# Listing:
⁂
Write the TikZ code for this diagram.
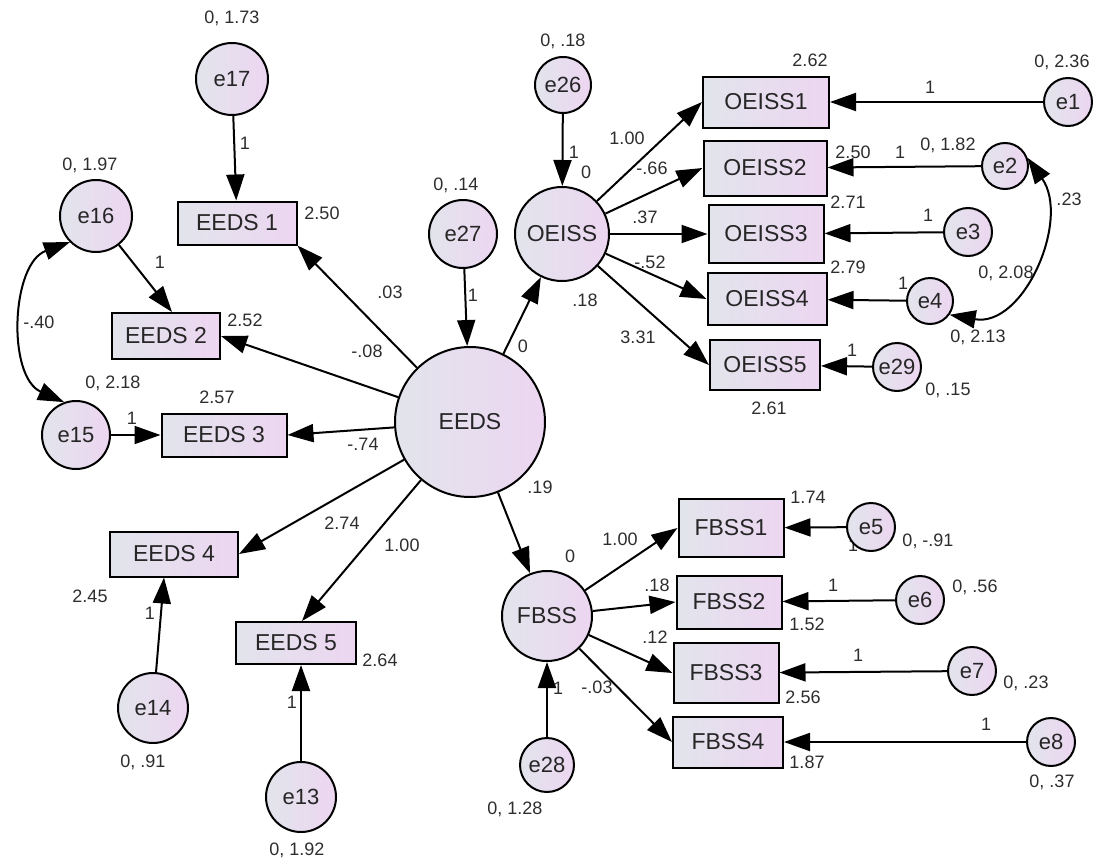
⁂
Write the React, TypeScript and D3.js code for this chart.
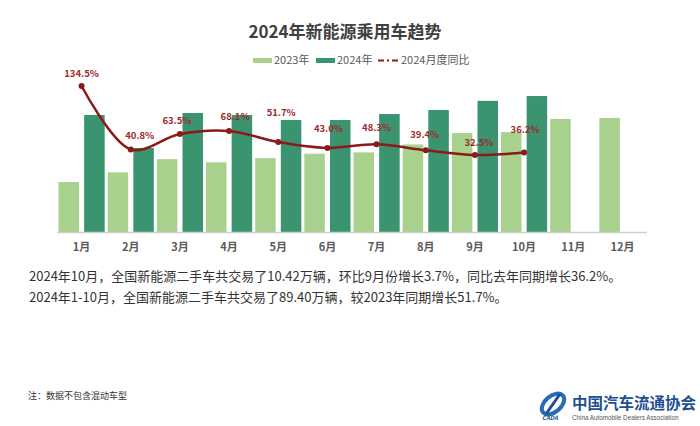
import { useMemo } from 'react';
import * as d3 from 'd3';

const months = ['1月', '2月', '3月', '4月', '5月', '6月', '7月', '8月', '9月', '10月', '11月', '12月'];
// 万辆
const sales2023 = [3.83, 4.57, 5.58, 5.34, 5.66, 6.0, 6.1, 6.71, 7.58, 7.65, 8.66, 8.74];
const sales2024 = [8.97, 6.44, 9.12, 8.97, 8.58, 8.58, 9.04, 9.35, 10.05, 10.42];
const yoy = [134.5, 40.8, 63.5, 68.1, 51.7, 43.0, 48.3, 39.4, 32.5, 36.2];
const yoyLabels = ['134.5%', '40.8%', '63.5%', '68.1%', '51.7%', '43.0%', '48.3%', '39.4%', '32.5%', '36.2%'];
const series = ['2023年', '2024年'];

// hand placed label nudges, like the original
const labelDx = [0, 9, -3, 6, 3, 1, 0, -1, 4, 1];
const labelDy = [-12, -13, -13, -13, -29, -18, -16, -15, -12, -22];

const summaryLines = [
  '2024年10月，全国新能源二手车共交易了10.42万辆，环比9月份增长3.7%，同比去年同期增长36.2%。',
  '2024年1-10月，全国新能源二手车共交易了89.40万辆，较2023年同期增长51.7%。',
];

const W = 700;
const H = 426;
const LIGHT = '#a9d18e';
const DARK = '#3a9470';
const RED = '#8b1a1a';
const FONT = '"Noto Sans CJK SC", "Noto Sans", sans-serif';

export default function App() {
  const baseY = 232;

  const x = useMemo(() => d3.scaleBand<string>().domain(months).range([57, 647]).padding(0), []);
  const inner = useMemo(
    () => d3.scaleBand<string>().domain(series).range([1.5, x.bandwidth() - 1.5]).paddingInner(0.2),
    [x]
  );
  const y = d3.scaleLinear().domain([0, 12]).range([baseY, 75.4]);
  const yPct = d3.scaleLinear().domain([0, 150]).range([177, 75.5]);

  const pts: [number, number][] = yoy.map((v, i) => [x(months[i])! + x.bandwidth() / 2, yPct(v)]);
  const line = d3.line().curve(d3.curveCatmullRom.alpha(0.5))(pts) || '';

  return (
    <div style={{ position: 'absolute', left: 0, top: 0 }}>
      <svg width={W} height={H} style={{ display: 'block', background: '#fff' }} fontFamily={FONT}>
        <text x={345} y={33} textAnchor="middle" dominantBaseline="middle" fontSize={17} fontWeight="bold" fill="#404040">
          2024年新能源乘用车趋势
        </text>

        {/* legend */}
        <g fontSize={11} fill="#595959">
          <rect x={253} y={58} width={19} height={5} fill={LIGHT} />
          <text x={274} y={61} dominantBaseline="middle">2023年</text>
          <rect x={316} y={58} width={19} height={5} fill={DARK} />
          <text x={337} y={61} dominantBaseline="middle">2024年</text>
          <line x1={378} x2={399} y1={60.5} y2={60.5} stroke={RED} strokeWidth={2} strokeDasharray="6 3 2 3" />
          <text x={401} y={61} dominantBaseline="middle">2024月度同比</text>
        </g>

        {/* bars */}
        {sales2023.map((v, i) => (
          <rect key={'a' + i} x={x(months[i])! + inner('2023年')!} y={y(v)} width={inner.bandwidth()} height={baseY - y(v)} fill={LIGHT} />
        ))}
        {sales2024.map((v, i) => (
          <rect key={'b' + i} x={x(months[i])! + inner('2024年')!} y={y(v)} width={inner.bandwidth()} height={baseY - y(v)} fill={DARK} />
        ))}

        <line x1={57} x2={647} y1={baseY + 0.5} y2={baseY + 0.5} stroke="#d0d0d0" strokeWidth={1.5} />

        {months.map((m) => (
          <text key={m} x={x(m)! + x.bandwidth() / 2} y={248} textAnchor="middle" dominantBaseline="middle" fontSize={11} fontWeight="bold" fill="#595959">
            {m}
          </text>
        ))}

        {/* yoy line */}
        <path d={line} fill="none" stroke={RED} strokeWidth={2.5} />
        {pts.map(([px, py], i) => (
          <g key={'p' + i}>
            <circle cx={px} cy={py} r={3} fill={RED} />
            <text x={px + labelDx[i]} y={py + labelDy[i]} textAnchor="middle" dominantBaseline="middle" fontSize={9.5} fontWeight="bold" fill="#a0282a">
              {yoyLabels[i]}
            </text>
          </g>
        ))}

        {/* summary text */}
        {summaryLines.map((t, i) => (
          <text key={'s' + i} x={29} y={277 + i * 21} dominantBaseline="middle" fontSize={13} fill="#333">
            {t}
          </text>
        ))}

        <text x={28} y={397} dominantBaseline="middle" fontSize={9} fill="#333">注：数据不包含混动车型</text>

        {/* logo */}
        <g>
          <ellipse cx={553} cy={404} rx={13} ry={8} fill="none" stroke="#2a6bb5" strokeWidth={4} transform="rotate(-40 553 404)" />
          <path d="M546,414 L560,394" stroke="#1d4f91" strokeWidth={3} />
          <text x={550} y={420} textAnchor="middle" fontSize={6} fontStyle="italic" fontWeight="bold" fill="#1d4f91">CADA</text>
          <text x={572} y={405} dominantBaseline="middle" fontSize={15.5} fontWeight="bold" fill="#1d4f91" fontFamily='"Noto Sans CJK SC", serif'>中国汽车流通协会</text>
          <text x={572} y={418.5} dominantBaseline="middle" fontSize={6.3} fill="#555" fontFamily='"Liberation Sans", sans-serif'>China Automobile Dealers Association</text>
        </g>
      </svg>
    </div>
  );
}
⁂
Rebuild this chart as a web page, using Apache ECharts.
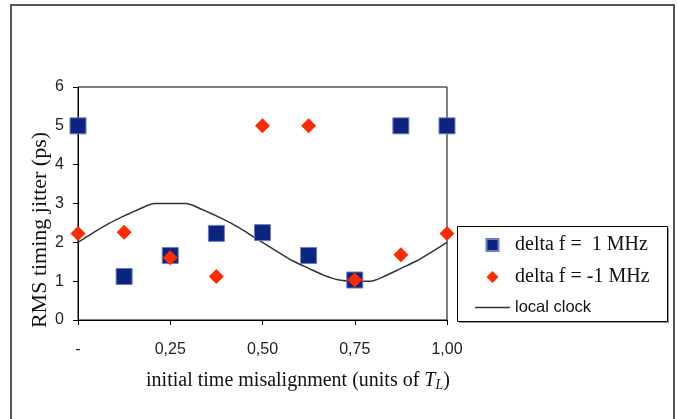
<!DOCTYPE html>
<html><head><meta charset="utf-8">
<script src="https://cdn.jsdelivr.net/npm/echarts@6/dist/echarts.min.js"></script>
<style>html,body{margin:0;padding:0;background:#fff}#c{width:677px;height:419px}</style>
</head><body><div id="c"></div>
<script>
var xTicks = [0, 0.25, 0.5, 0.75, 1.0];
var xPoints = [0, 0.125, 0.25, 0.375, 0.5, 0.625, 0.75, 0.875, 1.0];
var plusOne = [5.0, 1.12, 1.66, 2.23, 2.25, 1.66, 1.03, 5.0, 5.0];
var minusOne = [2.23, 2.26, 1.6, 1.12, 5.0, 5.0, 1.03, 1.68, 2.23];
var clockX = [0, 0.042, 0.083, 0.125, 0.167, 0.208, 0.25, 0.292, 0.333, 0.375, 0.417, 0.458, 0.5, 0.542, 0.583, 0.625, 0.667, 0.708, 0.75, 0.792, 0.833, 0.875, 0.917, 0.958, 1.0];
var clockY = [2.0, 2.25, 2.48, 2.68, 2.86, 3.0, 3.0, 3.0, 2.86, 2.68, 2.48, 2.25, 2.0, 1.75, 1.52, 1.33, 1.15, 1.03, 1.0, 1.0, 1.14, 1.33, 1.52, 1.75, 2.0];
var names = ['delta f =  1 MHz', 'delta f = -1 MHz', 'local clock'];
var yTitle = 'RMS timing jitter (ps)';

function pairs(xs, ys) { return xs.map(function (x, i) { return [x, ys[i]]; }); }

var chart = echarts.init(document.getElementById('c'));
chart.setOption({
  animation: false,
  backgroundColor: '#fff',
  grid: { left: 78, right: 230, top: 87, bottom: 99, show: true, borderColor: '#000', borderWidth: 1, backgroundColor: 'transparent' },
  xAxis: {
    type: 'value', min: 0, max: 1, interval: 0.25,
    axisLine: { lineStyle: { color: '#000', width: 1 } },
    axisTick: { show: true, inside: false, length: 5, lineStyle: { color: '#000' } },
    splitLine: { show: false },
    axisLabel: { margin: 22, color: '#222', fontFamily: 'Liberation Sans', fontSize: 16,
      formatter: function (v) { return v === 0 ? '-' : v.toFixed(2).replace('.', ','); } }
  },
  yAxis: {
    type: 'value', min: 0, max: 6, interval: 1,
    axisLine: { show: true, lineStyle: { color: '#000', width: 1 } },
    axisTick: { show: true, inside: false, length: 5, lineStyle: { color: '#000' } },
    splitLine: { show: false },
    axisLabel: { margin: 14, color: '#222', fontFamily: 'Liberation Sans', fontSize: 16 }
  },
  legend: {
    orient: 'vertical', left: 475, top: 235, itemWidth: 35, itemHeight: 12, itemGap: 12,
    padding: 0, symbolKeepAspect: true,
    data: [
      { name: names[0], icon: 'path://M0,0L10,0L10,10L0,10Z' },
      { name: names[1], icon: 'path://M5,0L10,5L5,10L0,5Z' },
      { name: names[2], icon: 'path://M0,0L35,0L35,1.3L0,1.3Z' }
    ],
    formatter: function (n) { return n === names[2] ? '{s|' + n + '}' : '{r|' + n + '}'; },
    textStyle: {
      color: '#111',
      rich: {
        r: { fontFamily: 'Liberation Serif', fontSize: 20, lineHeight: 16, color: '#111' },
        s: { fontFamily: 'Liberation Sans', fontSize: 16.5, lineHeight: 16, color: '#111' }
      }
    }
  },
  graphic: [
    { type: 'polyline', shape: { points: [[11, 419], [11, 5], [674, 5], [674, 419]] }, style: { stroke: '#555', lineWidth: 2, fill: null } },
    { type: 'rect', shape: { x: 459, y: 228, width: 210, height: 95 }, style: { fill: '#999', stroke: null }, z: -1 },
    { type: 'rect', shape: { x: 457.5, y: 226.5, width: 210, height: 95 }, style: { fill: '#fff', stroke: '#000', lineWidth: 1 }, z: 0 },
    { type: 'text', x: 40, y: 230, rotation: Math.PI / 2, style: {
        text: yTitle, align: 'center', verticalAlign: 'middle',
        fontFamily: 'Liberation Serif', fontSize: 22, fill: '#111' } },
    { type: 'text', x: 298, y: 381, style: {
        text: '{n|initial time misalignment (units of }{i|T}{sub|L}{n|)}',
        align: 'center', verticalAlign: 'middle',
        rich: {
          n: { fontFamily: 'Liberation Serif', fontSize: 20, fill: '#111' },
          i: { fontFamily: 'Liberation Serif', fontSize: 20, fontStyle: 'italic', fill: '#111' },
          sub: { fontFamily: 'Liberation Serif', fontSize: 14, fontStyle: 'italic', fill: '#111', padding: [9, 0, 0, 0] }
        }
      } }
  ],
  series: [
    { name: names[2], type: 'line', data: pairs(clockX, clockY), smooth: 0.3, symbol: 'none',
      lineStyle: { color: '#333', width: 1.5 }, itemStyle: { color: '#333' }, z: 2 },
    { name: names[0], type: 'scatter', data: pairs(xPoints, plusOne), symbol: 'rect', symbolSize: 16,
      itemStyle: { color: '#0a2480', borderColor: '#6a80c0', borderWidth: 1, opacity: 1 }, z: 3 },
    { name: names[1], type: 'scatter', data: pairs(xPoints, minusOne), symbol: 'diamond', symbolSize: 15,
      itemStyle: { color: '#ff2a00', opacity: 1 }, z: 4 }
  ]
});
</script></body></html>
⁂
# Exercise directions:
Copy out the listing above from the line containing "Rebuild this chart" to the line containing "function pairs(xs, ys)", both included, exactly as written and minus the images.

# The output:
Rebuild this chart as a web page, using Apache ECharts.
<!DOCTYPE html>
<html><head><meta charset="utf-8">
<script src="https://cdn.jsdelivr.net/npm/echarts@6/dist/echarts.min.js"></script>
<style>html,body{margin:0;padding:0;background:#fff}#c{width:677px;height:419px}</style>
</head><body><div id="c"></div>
<script>
var xTicks = [0, 0.25, 0.5, 0.75, 1.0];
var xPoints = [0, 0.125, 0.25, 0.375, 0.5, 0.625, 0.75, 0.875, 1.0];
var plusOne = [5.0, 1.12, 1.66, 2.23, 2.25, 1.66, 1.03, 5.0, 5.0];
var minusOne = [2.23, 2.26, 1.6, 1.12, 5.0, 5.0, 1.03, 1.68, 2.23];
var clockX = [0, 0.042, 0.083, 0.125, 0.167, 0.208, 0.25, 0.292, 0.333, 0.375, 0.417, 0.458, 0.5, 0.542, 0.583, 0.625, 0.667, 0.708, 0.75, 0.792, 0.833, 0.875, 0.917, 0.958, 1.0];
var clockY = [2.0, 2.25, 2.48, 2.68, 2.86, 3.0, 3.0, 3.0, 2.86, 2.68, 2.48, 2.25, 2.0, 1.75, 1.52, 1.33, 1.15, 1.03, 1.0, 1.0, 1.14, 1.33, 1.52, 1.75, 2.0];
var names = ['delta f =  1 MHz', 'delta f = -1 MHz', 'local clock'];
var yTitle = 'RMS timing jitter (ps)';

function pairs(xs, ys) { return xs.map(function (x, i) { return [x, ys[i]]; }); }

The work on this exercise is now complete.